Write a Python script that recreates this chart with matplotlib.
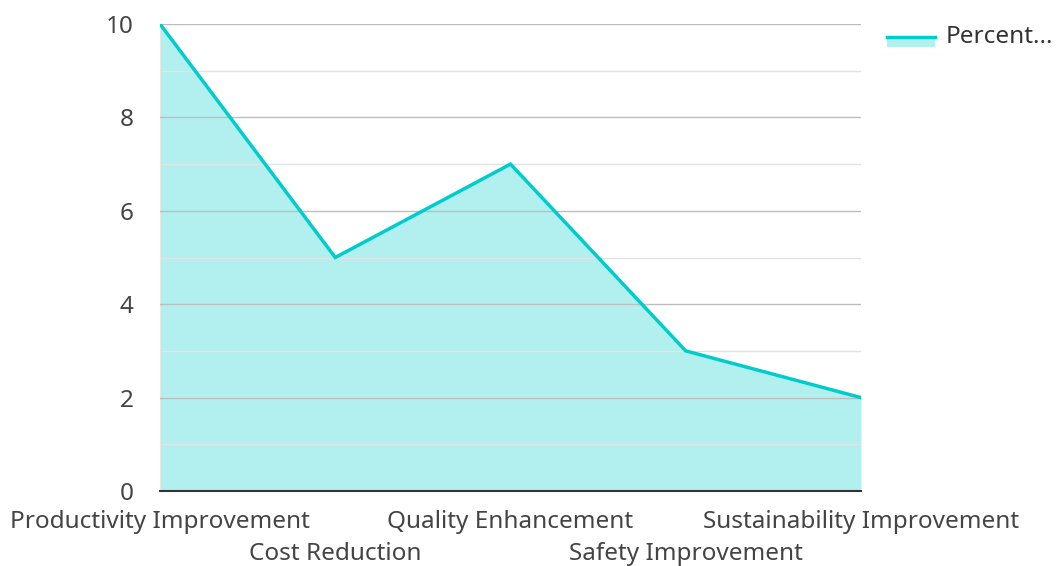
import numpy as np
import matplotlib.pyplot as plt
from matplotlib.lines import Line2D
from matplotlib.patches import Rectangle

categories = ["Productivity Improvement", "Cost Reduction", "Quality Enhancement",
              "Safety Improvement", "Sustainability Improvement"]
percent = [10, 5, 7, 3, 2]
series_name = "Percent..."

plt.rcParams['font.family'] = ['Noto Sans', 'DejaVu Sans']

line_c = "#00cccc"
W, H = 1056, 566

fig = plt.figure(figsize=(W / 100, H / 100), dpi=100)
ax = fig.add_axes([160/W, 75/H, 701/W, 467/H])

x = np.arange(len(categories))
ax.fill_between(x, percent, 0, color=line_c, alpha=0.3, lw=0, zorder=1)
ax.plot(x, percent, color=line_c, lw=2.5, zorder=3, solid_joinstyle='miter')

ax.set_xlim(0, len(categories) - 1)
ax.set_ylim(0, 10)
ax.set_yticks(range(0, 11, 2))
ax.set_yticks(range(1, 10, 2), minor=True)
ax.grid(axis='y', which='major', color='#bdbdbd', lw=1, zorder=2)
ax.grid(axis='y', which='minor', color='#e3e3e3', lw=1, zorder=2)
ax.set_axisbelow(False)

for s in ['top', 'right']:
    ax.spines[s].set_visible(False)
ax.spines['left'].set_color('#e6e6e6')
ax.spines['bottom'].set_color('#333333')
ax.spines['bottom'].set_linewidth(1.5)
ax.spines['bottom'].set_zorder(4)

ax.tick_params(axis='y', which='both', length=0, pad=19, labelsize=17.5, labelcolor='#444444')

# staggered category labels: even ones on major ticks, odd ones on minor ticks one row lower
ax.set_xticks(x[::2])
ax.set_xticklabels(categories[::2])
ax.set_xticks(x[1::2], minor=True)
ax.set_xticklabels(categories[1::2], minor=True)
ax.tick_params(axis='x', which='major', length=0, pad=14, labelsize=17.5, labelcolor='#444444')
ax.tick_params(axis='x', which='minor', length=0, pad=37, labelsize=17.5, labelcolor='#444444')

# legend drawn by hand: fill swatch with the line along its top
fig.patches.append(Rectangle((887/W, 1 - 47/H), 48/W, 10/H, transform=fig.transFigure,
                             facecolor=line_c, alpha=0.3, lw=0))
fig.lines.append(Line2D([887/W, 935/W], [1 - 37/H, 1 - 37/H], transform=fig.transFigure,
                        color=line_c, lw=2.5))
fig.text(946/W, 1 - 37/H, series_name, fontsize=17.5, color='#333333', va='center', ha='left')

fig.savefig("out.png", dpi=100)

──────────────────────────────

■ GOAL
Pictures are to be left out; repeat all the remaining data exactly.

■ WRITTEN ANSWER
Write a Python script that recreates this chart with matplotlib.
import numpy as np
import matplotlib.pyplot as plt
from matplotlib.lines import Line2D
from matplotlib.patches import Rectangle

categories = ["Productivity Improvement", "Cost Reduction", "Quality Enhancement",
              "Safety Improvement", "Sustainability Improvement"]
percent = [10, 5, 7, 3, 2]
series_name = "Percent..."

plt.rcParams['font.family'] = ['Noto Sans', 'DejaVu Sans']

line_c = "#00cccc"
W, H = 1056, 566

fig = plt.figure(figsize=(W / 100, H / 100), dpi=100)
ax = fig.add_axes([160/W, 75/H, 701/W, 467/H])

x = np.arange(len(categories))
ax.fill_between(x, percent, 0, color=line_c, alpha=0.3, lw=0, zorder=1)
ax.plot(x, percent, color=line_c, lw=2.5, zorder=3, solid_joinstyle='miter')

ax.set_xlim(0, len(categories) - 1)
ax.set_ylim(0, 10)
ax.set_yticks(range(0, 11, 2))
ax.set_yticks(range(1, 10, 2), minor=True)
ax.grid(axis='y', which='major', color='#bdbdbd', lw=1, zorder=2)
ax.grid(axis='y', which='minor', color='#e3e3e3', lw=1, zorder=2)
ax.set_axisbelow(False)

for s in ['top', 'right']:
    ax.spines[s].set_visible(False)
ax.spines['left'].set_color('#e6e6e6')
ax.spines['bottom'].set_color('#333333')
ax.spines['bottom'].set_linewidth(1.5)
ax.spines['bottom'].set_zorder(4)

ax.tick_params(axis='y', which='both', length=0, pad=19, labelsize=17.5, labelcolor='#444444')

# staggered category labels: even ones on major ticks, odd ones on minor ticks one row lower
ax.set_xticks(x[::2])
ax.set_xticklabels(categories[::2])
ax.set_xticks(x[1::2], minor=True)
ax.set_xticklabels(categories[1::2], minor=True)
ax.tick_params(axis='x', which='major', length=0, pad=14, labelsize=17.5, labelcolor='#444444')
ax.tick_params(axis='x', which='minor', length=0, pad=37, labelsize=17.5, labelcolor='#444444')

# legend drawn by hand: fill swatch with the line along its top
fig.patches.append(Rectangle((887/W, 1 - 47/H), 48/W, 10/H, transform=fig.transFigure,
                             facecolor=line_c, alpha=0.3, lw=0))
fig.lines.append(Line2D([887/W, 935/W], [1 - 37/H, 1 - 37/H], transform=fig.transFigure,
                        color=line_c, lw=2.5))
fig.text(946/W, 1 - 37/H, series_name, fontsize=17.5, color='#333333', va='center', ha='left')

fig.savefig("out.png", dpi=100)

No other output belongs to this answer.